With all this being said we redesigned the archive format once again, making it more similar to the initial implementation. We can recap the design choices as follows:

  • the archive structure is straight and simple: header, directory, payload(s);
  • each file is represented in the archive with the MD5 digest of its name2;
  • filenames are case insensitive (I’m adamant that using case sensitiveness in a file-system is just a recipe for disaster), they are treated as lowercase to avoid confusion/mistakes;
  • the directory of the archive is stored at the beginning of the archive, just after the archive header: this makes directory access trivial, as the archive header is fixed in size and we don’t need to store this offset somewhere in the archive metadata;
  • we are not implementing compression and each file is stored with its native format (which is in turn quite likely an optimally chosen one, e.g.

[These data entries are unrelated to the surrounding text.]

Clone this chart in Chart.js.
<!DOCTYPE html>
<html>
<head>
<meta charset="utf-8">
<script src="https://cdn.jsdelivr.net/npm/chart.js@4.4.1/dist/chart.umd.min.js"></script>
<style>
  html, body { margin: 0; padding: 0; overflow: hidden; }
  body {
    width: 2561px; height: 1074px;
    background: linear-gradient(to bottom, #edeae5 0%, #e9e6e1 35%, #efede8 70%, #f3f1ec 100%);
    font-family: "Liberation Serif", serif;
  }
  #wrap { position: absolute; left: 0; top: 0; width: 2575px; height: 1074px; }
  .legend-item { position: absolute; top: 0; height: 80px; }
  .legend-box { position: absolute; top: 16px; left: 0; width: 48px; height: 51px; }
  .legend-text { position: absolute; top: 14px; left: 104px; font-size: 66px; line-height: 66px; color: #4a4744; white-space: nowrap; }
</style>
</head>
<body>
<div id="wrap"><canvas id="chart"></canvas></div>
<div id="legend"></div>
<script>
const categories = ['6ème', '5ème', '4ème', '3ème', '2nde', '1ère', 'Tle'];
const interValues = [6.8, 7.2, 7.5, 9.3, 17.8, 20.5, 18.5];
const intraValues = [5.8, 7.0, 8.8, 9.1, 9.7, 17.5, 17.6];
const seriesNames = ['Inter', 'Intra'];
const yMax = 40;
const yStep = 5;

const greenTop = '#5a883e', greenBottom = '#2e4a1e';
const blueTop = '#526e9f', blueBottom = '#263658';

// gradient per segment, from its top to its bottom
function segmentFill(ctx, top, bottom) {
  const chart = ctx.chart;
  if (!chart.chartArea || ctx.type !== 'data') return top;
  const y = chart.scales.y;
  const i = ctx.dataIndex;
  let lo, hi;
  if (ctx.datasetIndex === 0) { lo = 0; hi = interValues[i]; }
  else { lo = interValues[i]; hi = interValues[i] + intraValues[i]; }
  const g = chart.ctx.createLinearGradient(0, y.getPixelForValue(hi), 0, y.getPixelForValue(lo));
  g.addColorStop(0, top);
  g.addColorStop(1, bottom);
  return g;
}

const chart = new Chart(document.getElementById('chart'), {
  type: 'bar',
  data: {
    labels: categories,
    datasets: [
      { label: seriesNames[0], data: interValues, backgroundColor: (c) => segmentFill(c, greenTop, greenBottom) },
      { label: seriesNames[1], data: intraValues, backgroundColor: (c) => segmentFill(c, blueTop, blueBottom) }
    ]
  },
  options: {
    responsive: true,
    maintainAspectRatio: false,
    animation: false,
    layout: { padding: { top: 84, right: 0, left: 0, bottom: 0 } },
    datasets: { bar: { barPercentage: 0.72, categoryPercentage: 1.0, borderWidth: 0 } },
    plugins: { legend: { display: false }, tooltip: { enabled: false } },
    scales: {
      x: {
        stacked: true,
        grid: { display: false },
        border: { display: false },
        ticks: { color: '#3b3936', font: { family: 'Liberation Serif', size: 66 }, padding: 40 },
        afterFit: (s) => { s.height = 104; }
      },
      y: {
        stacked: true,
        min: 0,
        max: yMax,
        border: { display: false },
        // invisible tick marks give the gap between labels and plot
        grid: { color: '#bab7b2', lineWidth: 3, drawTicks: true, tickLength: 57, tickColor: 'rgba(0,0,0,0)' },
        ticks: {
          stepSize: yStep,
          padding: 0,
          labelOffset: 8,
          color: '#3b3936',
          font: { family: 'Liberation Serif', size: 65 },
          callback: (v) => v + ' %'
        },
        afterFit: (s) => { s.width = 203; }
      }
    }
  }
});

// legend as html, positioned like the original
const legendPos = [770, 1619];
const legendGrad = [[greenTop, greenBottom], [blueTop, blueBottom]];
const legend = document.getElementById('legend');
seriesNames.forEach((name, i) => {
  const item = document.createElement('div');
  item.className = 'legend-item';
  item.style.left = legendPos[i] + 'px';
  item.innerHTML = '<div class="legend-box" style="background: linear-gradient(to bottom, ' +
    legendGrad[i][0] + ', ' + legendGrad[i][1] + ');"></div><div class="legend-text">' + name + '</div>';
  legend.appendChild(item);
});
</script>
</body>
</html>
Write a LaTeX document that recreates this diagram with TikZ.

PNG, with the sole exception of the script files which could potentially benefit from a custom compression algorithm);
  • we store only the bare-minimum information in the archive meta-data (either for the archive or the directory entries): offsets in the archive and size (no CRCs, date and time marker, flags, permissions, and so on…).

Storing the file offset in each directory entry enables binary search as once the correct entry is fetched all the required details are ready to be used. We make this feature optional, however, with a flag into the archive meta-data telling whether the directory is sorted. If not a linear search is used.

This results in a very minimalistic file format3, which stores only what is vital for the archive to work.

  1. There might also be a difference in endian-ness, which is something that is becoming rarer and rarer nowadays, as almost all architectures are little-endian. Still, since we are designing the game as multiplatform we should address this. By the way, we stick to little-endian

  2. MD5 is known for being cracked/unsafe. While it’s true that one could mischievously find collisions for a given digest, under (fair) usage the change for the first clash would happen with 2*10^19 entries. We don’t plan to have archives that big, for the moment, so we are good with that. :D 

  3. Incidentally our format ended in being similar to Build engine’s GRP format, in which file offsets aren’t explicitly stored and need to be calculated. However, in .grp archives and entry offset (in the archive) is calculated during the scanning process (by accumulating the size of the previous entries).